(Rows from a dataset of charts and code)
·····

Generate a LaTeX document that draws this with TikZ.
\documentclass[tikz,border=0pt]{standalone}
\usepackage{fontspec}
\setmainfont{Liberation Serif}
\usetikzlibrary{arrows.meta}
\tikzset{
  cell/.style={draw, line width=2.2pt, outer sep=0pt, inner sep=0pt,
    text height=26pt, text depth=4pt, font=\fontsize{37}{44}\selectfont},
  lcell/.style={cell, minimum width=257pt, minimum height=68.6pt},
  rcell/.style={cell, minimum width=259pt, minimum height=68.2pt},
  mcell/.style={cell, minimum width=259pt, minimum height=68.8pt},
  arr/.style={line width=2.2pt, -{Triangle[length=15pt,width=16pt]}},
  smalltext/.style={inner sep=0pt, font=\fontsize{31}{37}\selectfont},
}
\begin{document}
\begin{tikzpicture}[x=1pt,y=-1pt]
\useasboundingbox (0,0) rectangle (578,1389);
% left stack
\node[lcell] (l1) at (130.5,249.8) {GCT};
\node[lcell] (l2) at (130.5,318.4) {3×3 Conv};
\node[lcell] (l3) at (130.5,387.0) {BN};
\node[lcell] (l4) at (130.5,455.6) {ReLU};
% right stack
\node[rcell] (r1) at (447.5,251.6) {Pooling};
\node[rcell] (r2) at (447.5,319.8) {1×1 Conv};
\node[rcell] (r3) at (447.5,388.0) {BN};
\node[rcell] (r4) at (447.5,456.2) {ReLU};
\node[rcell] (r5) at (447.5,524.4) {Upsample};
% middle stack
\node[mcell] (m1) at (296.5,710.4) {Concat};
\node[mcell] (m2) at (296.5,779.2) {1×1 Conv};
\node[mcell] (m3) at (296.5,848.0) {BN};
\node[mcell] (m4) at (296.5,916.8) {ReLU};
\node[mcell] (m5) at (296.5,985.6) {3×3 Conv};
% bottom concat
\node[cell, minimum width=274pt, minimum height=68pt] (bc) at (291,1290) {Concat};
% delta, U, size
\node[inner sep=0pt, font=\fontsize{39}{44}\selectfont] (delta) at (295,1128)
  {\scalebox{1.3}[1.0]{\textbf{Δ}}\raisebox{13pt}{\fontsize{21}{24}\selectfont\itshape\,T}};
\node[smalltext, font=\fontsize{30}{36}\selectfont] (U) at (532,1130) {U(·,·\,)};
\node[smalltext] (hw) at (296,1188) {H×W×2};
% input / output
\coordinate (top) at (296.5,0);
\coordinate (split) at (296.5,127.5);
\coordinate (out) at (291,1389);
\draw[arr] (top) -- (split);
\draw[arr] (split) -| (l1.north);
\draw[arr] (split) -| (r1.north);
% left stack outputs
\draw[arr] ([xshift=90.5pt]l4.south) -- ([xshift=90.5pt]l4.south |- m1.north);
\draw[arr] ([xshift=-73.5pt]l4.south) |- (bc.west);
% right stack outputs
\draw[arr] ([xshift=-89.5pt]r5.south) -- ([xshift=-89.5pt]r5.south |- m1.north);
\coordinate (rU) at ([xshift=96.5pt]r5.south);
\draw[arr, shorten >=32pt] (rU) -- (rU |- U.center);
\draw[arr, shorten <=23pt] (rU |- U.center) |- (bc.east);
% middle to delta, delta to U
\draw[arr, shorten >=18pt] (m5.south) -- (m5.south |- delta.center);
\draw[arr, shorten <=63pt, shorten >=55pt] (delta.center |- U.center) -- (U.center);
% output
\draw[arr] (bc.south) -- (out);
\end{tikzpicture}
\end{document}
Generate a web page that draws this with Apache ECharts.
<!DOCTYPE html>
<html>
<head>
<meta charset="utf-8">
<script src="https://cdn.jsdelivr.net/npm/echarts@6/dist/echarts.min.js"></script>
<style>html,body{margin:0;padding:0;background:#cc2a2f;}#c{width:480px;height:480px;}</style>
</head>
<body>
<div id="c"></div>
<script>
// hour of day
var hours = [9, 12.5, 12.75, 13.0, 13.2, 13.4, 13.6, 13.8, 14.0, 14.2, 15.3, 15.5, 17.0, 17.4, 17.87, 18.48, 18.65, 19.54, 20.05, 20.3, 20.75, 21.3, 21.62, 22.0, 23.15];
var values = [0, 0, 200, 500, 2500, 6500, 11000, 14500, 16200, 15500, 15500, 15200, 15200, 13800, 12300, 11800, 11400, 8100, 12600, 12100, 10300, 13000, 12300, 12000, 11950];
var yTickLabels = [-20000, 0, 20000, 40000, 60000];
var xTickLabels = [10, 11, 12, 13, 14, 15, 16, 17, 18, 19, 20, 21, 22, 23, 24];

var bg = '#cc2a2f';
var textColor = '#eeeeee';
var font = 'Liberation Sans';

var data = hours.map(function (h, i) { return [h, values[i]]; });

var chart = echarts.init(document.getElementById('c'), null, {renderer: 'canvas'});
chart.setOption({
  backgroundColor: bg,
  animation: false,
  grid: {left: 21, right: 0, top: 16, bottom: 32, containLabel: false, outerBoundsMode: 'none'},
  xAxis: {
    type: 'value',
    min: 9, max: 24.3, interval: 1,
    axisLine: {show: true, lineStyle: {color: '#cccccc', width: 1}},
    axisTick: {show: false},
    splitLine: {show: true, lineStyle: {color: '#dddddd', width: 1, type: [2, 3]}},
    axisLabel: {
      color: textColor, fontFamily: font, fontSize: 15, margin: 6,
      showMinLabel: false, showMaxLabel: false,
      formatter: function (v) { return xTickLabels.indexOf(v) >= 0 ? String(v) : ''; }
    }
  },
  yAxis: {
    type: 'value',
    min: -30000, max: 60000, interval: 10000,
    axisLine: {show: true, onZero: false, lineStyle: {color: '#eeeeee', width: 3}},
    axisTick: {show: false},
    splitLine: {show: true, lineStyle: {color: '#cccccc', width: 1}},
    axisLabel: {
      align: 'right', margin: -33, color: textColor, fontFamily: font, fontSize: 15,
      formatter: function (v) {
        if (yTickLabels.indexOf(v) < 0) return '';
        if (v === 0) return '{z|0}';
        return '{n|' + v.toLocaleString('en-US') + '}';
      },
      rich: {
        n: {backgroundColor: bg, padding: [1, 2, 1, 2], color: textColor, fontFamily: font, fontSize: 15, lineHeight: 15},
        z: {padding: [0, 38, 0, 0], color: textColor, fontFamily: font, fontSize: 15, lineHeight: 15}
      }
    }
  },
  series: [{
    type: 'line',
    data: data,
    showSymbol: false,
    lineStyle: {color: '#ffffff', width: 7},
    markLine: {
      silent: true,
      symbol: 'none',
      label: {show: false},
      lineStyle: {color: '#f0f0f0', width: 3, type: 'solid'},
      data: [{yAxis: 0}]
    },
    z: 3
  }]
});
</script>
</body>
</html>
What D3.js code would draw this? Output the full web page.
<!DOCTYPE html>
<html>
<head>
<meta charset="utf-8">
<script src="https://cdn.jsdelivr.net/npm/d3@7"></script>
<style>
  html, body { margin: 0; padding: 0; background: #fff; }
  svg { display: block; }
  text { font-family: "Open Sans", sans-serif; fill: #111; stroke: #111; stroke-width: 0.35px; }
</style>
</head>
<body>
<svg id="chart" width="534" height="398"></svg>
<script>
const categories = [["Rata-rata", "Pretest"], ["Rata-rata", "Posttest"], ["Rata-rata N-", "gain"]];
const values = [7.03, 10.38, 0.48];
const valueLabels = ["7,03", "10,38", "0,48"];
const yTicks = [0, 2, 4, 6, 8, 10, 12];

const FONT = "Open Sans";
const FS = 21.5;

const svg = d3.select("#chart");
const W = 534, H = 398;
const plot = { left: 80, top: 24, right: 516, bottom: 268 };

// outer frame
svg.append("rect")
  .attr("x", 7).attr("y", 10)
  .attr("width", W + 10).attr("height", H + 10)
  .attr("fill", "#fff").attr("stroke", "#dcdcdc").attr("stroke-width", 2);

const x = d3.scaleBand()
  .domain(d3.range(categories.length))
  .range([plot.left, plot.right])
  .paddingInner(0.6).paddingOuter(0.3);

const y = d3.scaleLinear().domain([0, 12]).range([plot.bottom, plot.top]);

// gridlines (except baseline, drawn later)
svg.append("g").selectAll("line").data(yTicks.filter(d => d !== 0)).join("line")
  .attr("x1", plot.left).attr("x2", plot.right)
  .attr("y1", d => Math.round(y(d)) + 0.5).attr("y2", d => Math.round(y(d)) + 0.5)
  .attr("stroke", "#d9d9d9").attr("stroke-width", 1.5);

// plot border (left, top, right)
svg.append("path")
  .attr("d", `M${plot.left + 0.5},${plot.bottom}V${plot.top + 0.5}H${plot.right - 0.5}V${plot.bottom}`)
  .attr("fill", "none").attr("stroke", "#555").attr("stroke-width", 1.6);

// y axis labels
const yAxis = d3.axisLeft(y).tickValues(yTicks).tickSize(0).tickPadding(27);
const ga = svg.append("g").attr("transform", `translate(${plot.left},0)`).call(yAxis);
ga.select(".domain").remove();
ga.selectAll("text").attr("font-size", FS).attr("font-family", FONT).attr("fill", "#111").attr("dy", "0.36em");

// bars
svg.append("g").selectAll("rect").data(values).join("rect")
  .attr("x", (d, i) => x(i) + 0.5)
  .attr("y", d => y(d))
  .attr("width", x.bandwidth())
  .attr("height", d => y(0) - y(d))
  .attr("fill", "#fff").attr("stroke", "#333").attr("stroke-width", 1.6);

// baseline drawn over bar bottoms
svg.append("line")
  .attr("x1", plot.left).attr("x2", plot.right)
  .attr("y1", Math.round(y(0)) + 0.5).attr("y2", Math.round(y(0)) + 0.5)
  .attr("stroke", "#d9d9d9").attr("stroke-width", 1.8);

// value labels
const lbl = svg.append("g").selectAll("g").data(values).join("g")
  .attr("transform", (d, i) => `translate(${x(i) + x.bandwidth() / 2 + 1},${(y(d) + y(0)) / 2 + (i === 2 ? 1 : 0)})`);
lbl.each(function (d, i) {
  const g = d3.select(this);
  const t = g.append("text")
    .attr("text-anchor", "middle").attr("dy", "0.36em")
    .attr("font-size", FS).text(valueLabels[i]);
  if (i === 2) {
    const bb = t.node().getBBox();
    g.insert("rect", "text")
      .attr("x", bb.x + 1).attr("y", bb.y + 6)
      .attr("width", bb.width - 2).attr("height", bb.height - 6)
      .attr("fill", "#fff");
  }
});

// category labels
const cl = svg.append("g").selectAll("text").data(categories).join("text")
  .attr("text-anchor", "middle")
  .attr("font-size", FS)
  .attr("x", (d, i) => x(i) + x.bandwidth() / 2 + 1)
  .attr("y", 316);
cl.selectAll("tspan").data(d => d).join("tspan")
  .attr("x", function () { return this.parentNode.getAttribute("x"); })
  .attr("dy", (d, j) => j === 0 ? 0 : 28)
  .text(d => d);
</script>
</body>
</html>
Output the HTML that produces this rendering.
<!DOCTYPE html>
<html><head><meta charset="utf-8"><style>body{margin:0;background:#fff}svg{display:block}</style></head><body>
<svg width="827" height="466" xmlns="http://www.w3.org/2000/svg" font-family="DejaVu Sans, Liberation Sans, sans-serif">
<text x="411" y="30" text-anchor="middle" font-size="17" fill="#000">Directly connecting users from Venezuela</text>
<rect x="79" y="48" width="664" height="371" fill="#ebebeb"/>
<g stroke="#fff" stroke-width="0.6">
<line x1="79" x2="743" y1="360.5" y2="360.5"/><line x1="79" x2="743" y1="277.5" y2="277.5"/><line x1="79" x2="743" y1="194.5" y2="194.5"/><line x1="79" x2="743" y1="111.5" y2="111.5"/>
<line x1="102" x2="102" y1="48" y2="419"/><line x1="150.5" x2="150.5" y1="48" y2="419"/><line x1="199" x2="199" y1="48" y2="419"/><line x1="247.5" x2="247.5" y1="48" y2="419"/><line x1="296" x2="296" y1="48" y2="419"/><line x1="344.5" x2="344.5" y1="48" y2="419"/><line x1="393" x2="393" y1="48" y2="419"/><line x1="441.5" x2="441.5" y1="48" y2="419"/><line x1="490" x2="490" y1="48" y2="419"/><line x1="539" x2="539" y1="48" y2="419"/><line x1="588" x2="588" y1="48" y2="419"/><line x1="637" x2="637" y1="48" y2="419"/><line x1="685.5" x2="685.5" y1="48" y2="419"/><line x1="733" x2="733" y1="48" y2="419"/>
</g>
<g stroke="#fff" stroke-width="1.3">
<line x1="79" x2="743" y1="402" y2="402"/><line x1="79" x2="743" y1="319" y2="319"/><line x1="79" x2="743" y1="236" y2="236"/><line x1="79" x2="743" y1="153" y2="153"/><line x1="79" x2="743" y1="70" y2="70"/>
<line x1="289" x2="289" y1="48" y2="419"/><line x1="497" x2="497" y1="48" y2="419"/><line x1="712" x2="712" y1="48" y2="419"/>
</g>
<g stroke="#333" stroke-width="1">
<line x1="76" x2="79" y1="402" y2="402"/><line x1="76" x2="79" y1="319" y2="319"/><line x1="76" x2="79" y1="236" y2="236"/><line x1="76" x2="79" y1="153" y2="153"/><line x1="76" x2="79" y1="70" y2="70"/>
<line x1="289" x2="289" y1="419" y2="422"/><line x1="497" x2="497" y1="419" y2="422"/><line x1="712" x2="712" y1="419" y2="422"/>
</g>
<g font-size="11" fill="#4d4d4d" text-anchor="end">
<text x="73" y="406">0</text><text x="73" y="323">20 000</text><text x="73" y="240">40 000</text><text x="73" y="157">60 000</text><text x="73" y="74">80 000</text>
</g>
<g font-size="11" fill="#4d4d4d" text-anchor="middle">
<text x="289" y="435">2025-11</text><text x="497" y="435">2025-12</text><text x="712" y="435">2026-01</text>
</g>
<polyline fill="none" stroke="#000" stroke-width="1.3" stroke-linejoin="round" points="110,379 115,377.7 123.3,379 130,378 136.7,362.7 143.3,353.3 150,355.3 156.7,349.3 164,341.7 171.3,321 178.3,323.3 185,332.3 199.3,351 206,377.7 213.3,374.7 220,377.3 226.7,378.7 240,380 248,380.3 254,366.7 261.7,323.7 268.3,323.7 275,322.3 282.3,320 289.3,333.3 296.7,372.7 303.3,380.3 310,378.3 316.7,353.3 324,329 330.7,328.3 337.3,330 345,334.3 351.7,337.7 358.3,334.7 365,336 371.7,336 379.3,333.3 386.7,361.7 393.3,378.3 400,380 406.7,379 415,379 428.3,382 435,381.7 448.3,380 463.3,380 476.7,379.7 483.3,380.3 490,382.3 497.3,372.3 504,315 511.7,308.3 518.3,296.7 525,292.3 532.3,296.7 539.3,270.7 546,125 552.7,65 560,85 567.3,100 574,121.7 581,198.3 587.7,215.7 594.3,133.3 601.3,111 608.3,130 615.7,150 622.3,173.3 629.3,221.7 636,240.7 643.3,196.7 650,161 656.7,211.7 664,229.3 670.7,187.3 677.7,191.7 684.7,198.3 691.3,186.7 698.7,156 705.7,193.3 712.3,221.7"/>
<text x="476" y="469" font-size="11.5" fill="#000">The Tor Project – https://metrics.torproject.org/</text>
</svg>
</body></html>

·····

● WHAT IS BEING ASKED
Exactly those lines that run from the line with "What D3.js code" through the line with "const FS = 21.5;" are to be reproduced; both end lines belong to the range.

● ANSWER TO THE TASK
What D3.js code would draw this? Output the full web page.
<!DOCTYPE html>
<html>
<head>
<meta charset="utf-8">
<script src="https://cdn.jsdelivr.net/npm/d3@7"></script>
<style>
  html, body { margin: 0; padding: 0; background: #fff; }
  svg { display: block; }
  text { font-family: "Open Sans", sans-serif; fill: #111; stroke: #111; stroke-width: 0.35px; }
</style>
</head>
<body>
<svg id="chart" width="534" height="398"></svg>
<script>
const categories = [["Rata-rata", "Pretest"], ["Rata-rata", "Posttest"], ["Rata-rata N-", "gain"]];
const values = [7.03, 10.38, 0.48];
const valueLabels = ["7,03", "10,38", "0,48"];
const yTicks = [0, 2, 4, 6, 8, 10, 12];

const FONT = "Open Sans";
const FS = 21.5;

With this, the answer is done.